# Aim:
Set down only the lines running from the one with "The picture is" to the one with "pw, ph = W - L - R, H - T - B", both lines included, exactly as they stand, please.
+ + + + +
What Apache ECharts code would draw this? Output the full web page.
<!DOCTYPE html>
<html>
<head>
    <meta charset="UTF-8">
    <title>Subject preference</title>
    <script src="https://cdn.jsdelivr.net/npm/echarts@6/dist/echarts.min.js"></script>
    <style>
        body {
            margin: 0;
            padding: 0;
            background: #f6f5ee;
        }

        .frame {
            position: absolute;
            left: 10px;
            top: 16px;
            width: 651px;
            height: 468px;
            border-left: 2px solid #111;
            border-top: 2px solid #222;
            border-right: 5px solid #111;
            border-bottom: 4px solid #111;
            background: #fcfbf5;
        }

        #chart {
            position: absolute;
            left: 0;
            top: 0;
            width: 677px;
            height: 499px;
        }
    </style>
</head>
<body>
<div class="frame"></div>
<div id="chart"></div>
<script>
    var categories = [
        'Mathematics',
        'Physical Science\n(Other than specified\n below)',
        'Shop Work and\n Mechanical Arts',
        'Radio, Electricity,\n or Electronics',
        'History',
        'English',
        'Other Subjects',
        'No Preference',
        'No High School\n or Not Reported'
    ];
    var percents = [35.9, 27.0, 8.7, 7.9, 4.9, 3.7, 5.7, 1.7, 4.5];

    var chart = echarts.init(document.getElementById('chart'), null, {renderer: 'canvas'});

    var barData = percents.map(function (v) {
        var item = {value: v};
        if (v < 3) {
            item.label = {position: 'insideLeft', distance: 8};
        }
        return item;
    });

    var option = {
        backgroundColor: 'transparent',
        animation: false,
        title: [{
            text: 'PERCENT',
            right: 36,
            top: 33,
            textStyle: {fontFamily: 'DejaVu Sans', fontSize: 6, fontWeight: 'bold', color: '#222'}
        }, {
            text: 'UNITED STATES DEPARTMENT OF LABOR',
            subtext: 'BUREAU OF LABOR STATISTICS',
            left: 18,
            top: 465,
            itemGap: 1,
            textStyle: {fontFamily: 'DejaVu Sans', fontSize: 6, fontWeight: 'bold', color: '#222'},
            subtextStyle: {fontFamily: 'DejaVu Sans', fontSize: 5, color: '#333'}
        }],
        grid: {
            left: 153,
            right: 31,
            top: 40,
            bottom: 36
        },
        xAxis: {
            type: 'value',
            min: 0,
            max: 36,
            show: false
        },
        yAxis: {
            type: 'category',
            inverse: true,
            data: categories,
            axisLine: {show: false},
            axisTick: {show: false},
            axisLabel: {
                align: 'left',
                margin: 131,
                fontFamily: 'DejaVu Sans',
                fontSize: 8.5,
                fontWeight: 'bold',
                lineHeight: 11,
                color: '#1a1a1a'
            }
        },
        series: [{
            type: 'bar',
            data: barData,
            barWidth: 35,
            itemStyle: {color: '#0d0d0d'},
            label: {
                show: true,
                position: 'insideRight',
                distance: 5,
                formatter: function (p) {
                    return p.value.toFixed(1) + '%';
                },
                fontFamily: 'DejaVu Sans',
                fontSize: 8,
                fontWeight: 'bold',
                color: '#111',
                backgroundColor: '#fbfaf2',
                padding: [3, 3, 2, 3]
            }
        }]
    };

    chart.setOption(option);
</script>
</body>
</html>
+ + + + +
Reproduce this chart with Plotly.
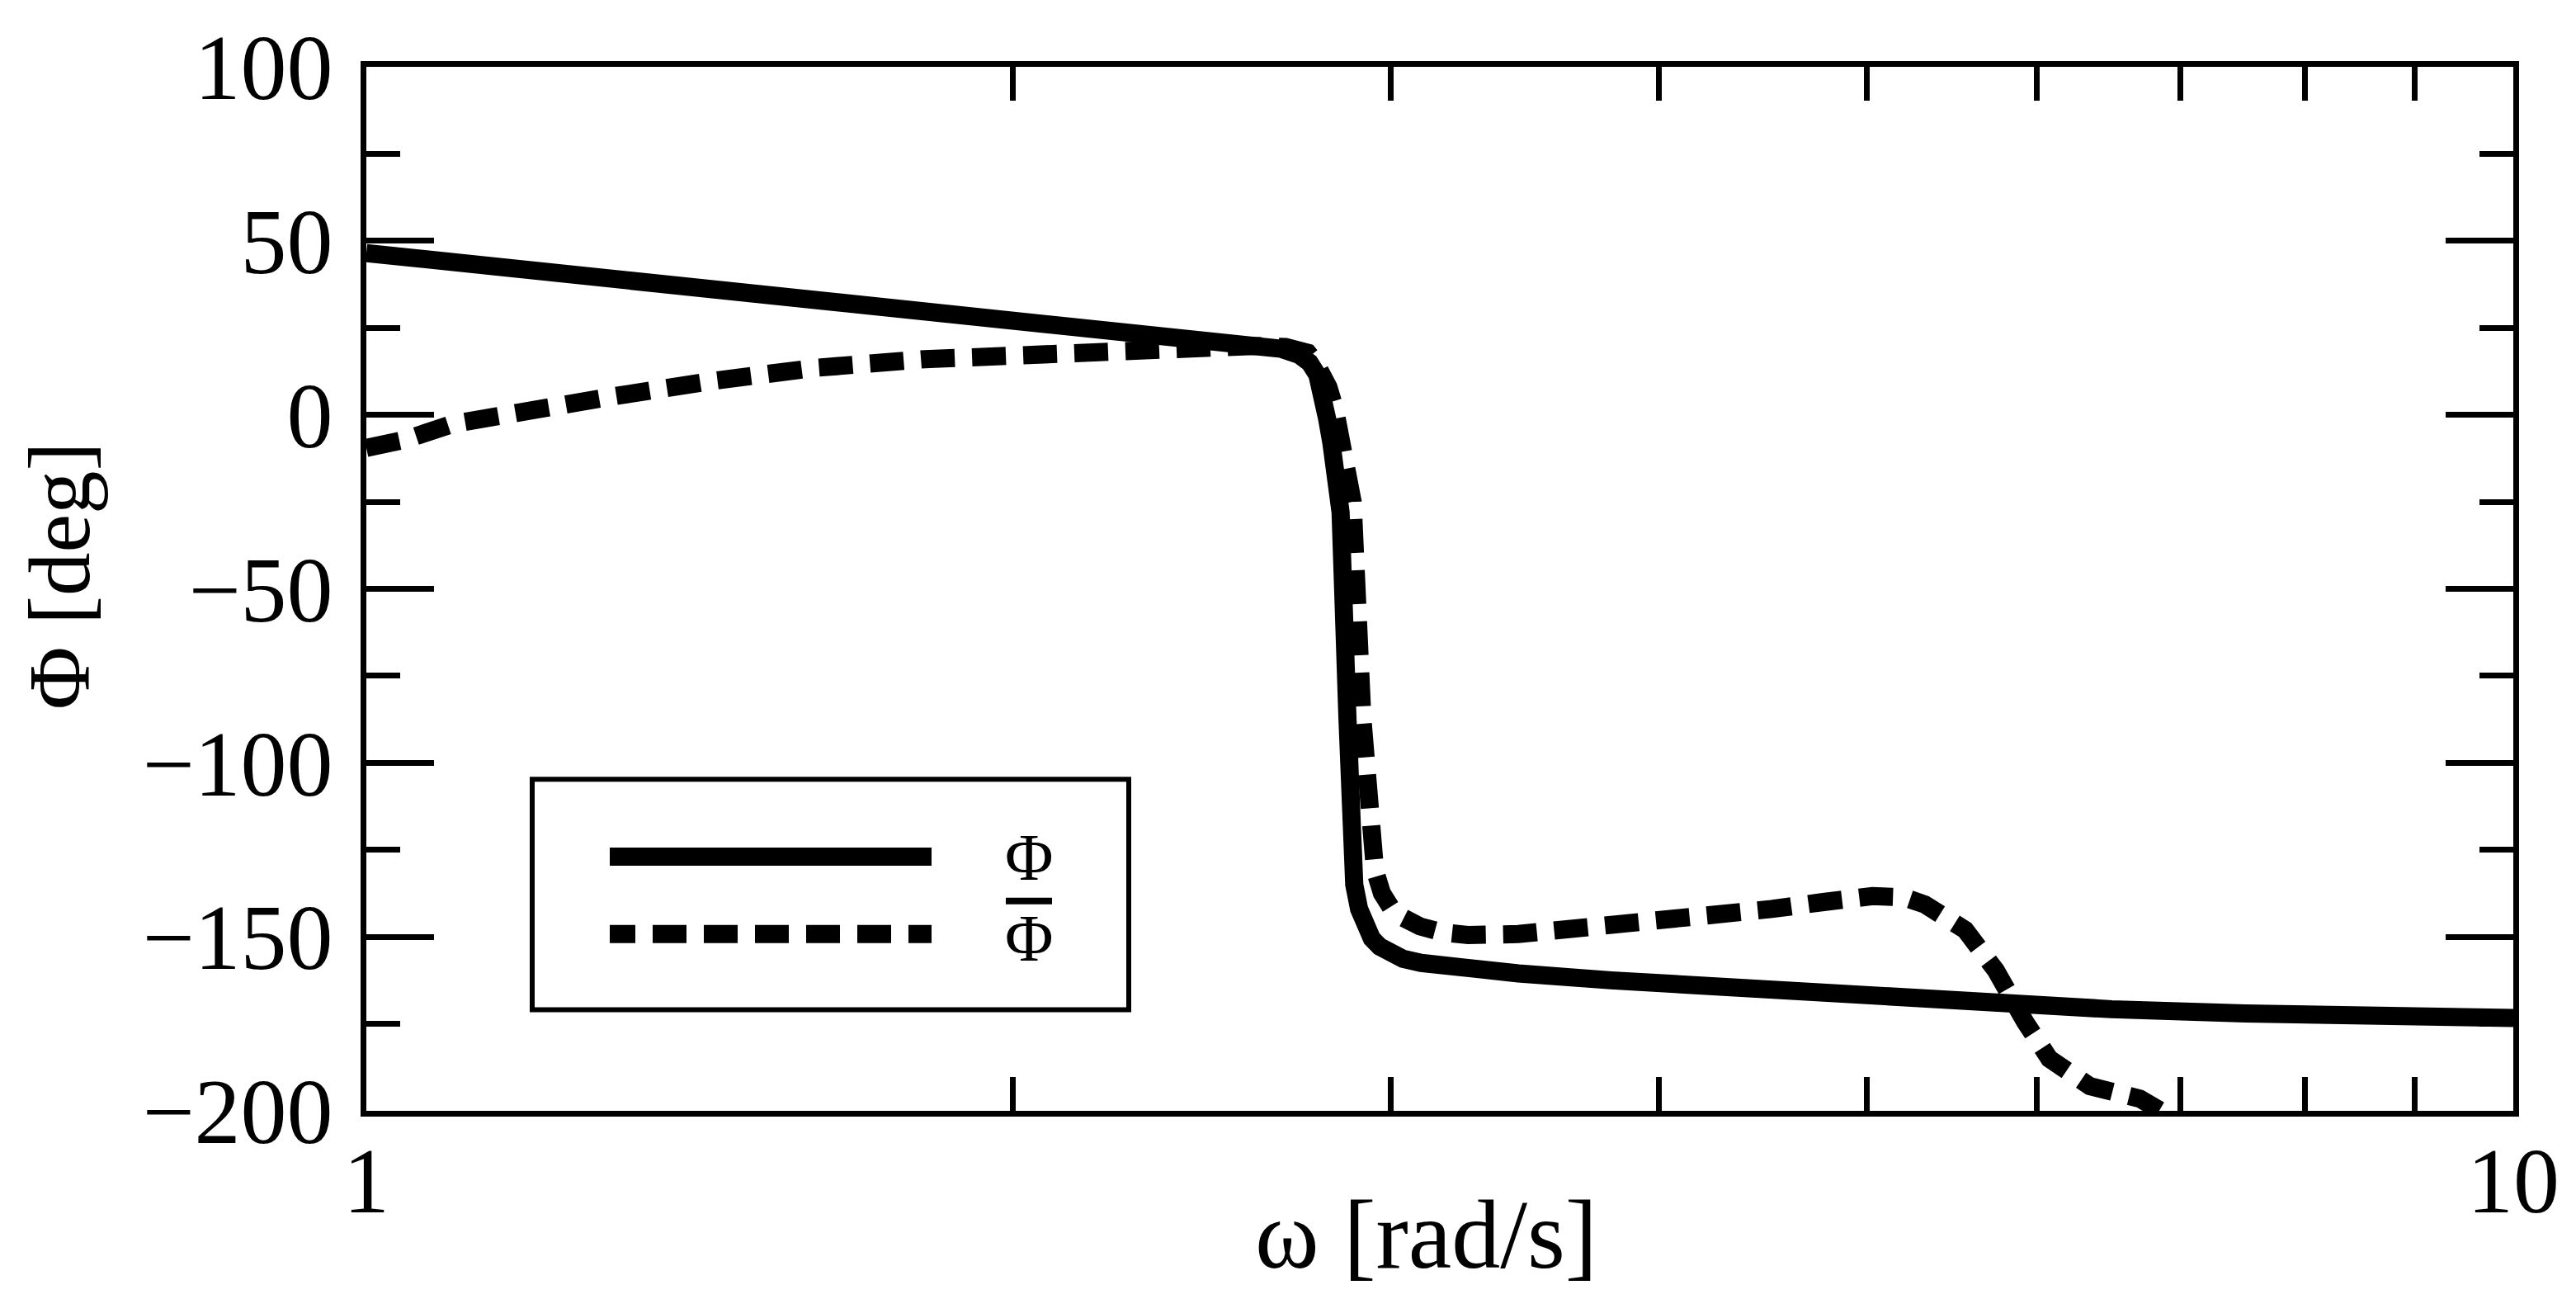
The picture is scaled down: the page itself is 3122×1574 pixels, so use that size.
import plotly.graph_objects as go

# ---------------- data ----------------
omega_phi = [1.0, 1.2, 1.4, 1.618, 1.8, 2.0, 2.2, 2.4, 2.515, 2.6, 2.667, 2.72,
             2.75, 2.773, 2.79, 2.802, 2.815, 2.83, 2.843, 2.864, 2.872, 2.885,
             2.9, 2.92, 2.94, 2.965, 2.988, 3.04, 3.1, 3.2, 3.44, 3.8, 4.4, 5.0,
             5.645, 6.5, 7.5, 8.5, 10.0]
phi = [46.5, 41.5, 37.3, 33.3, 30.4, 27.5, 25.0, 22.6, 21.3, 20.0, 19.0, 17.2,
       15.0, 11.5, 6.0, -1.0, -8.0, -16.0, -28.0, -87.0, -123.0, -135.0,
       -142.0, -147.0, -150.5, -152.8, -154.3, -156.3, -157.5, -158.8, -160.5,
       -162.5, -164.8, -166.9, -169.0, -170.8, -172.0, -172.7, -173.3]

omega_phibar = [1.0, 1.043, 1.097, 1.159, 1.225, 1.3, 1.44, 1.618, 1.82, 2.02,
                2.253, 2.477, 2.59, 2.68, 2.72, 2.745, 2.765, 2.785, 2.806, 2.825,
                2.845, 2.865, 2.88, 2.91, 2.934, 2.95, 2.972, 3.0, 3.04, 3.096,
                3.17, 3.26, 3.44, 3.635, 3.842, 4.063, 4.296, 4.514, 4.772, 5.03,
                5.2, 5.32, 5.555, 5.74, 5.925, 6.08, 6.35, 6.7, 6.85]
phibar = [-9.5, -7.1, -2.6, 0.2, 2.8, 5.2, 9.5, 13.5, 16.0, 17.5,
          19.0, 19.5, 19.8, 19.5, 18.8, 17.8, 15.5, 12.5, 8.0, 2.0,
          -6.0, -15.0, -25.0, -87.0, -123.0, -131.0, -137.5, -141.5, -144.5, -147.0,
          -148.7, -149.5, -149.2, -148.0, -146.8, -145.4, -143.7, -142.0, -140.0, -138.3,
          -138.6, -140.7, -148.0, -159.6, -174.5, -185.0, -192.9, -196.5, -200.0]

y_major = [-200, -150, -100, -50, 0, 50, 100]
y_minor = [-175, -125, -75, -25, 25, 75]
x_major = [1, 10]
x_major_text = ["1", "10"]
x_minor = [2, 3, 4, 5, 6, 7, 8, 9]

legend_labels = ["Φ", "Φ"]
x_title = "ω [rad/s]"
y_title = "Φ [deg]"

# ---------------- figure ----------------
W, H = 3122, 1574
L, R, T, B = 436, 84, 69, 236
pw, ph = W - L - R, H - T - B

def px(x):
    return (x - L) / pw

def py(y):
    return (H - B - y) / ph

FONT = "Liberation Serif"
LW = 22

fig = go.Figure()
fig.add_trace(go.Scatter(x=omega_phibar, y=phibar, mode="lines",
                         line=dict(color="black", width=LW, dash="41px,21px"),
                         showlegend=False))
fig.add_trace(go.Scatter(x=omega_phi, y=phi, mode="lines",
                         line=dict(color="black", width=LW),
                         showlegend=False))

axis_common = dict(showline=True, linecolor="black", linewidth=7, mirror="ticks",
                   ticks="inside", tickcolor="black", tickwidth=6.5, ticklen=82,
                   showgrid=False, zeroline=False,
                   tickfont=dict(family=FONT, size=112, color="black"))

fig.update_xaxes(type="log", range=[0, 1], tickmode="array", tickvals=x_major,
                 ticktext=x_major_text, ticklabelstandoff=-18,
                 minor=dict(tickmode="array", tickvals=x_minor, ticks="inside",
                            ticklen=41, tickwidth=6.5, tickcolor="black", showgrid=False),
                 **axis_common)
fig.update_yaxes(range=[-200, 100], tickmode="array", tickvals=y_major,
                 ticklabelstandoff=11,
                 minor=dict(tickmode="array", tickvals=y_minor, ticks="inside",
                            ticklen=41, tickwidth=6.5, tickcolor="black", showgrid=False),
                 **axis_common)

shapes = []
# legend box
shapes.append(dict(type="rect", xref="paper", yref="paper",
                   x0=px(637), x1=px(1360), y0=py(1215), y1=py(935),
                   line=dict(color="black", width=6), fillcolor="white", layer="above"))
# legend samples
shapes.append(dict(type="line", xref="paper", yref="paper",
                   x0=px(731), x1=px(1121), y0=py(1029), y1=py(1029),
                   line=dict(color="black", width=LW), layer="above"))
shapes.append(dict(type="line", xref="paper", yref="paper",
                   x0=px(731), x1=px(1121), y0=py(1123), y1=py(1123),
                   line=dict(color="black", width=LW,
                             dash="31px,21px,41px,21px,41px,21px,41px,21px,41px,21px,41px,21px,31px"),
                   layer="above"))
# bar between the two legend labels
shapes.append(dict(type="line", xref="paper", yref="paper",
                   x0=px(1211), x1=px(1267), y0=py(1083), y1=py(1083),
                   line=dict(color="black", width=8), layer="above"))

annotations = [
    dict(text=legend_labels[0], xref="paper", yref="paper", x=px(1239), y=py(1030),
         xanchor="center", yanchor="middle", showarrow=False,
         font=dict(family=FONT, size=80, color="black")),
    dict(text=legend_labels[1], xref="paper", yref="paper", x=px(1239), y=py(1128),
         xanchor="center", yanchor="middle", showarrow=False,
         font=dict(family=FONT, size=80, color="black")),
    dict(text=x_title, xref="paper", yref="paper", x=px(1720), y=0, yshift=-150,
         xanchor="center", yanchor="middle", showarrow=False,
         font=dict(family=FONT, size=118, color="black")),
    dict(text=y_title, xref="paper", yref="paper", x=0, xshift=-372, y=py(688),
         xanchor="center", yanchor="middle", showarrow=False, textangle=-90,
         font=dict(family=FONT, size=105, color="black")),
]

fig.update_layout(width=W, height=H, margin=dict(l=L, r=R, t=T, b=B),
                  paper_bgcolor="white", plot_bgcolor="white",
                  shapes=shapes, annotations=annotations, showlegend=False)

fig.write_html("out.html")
+ + + + +
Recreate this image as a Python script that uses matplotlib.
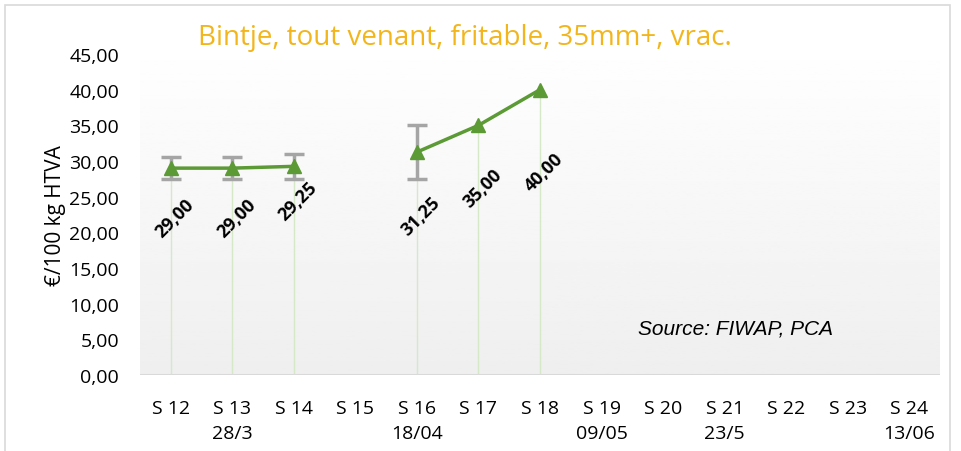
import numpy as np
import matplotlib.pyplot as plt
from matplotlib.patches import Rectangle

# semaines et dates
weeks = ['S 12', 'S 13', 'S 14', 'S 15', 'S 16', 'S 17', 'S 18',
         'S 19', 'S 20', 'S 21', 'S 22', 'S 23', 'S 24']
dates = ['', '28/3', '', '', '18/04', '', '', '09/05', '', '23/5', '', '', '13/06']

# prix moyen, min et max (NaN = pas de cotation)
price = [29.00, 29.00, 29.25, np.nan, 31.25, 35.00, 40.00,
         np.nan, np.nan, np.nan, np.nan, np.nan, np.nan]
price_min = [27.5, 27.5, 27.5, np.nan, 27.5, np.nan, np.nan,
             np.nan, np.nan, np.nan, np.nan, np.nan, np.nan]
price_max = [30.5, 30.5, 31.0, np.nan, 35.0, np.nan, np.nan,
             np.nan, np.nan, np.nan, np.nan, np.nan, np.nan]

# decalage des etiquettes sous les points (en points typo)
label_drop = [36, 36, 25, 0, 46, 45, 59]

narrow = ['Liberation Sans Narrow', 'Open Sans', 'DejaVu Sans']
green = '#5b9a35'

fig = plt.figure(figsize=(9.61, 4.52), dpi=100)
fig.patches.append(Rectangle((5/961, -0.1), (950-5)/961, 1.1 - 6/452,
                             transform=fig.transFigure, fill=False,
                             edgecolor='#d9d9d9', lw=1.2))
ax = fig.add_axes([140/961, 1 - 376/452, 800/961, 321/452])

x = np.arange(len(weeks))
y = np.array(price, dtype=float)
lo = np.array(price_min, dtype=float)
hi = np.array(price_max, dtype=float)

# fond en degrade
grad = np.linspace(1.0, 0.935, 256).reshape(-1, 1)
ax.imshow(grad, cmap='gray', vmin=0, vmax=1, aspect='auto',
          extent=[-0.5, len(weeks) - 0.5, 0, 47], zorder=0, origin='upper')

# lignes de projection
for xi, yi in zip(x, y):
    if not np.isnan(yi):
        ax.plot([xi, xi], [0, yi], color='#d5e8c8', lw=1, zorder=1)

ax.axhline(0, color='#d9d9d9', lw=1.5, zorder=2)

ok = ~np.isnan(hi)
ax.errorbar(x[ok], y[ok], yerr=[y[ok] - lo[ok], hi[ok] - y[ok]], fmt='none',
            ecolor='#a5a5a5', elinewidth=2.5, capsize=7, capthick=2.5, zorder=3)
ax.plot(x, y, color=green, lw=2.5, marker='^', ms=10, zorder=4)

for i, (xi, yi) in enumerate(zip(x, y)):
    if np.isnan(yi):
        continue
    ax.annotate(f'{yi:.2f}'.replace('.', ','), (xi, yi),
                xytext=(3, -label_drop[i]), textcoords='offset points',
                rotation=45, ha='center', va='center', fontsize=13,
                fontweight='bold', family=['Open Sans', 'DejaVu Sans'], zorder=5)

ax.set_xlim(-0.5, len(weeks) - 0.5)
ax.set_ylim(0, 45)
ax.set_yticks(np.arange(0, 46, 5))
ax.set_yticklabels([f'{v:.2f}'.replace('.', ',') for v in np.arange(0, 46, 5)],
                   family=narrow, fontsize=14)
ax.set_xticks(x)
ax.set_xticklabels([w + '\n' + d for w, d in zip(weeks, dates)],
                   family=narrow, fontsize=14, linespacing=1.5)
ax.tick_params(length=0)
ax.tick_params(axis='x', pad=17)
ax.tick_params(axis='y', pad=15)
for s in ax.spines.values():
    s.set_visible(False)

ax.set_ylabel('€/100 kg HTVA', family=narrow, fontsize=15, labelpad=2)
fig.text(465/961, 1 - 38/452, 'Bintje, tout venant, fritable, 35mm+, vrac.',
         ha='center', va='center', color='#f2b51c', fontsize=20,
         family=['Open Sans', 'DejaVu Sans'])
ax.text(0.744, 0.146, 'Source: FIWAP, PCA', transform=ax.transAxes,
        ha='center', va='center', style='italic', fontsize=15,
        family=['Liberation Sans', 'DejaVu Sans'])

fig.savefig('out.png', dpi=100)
+ + + + +
# Correct response:
The picture is scaled down: the page itself is 3122×1574 pixels, so use that size.
import plotly.graph_objects as go

# ---------------- data ----------------
omega_phi = [1.0, 1.2, 1.4, 1.618, 1.8, 2.0, 2.2, 2.4, 2.515, 2.6, 2.667, 2.72,
             2.75, 2.773, 2.79, 2.802, 2.815, 2.83, 2.843, 2.864, 2.872, 2.885,
             2.9, 2.92, 2.94, 2.965, 2.988, 3.04, 3.1, 3.2, 3.44, 3.8, 4.4, 5.0,
             5.645, 6.5, 7.5, 8.5, 10.0]
phi = [46.5, 41.5, 37.3, 33.3, 30.4, 27.5, 25.0, 22.6, 21.3, 20.0, 19.0, 17.2,
       15.0, 11.5, 6.0, -1.0, -8.0, -16.0, -28.0, -87.0, -123.0, -135.0,
       -142.0, -147.0, -150.5, -152.8, -154.3, -156.3, -157.5, -158.8, -160.5,
       -162.5, -164.8, -166.9, -169.0, -170.8, -172.0, -172.7, -173.3]

omega_phibar = [1.0, 1.043, 1.097, 1.159, 1.225, 1.3, 1.44, 1.618, 1.82, 2.02,
                2.253, 2.477, 2.59, 2.68, 2.72, 2.745, 2.765, 2.785, 2.806, 2.825,
                2.845, 2.865, 2.88, 2.91, 2.934, 2.95, 2.972, 3.0, 3.04, 3.096,
                3.17, 3.26, 3.44, 3.635, 3.842, 4.063, 4.296, 4.514, 4.772, 5.03,
                5.2, 5.32, 5.555, 5.74, 5.925, 6.08, 6.35, 6.7, 6.85]
phibar = [-9.5, -7.1, -2.6, 0.2, 2.8, 5.2, 9.5, 13.5, 16.0, 17.5,
          19.0, 19.5, 19.8, 19.5, 18.8, 17.8, 15.5, 12.5, 8.0, 2.0,
          -6.0, -15.0, -25.0, -87.0, -123.0, -131.0, -137.5, -141.5, -144.5, -147.0,
          -148.7, -149.5, -149.2, -148.0, -146.8, -145.4, -143.7, -142.0, -140.0, -138.3,
          -138.6, -140.7, -148.0, -159.6, -174.5, -185.0, -192.9, -196.5, -200.0]

y_major = [-200, -150, -100, -50, 0, 50, 100]
y_minor = [-175, -125, -75, -25, 25, 75]
x_major = [1, 10]
x_major_text = ["1", "10"]
x_minor = [2, 3, 4, 5, 6, 7, 8, 9]

legend_labels = ["Φ", "Φ"]
x_title = "ω [rad/s]"
y_title = "Φ [deg]"

# ---------------- figure ----------------
W, H = 3122, 1574
L, R, T, B = 436, 84, 69, 236
pw, ph = W - L - R, H - T - B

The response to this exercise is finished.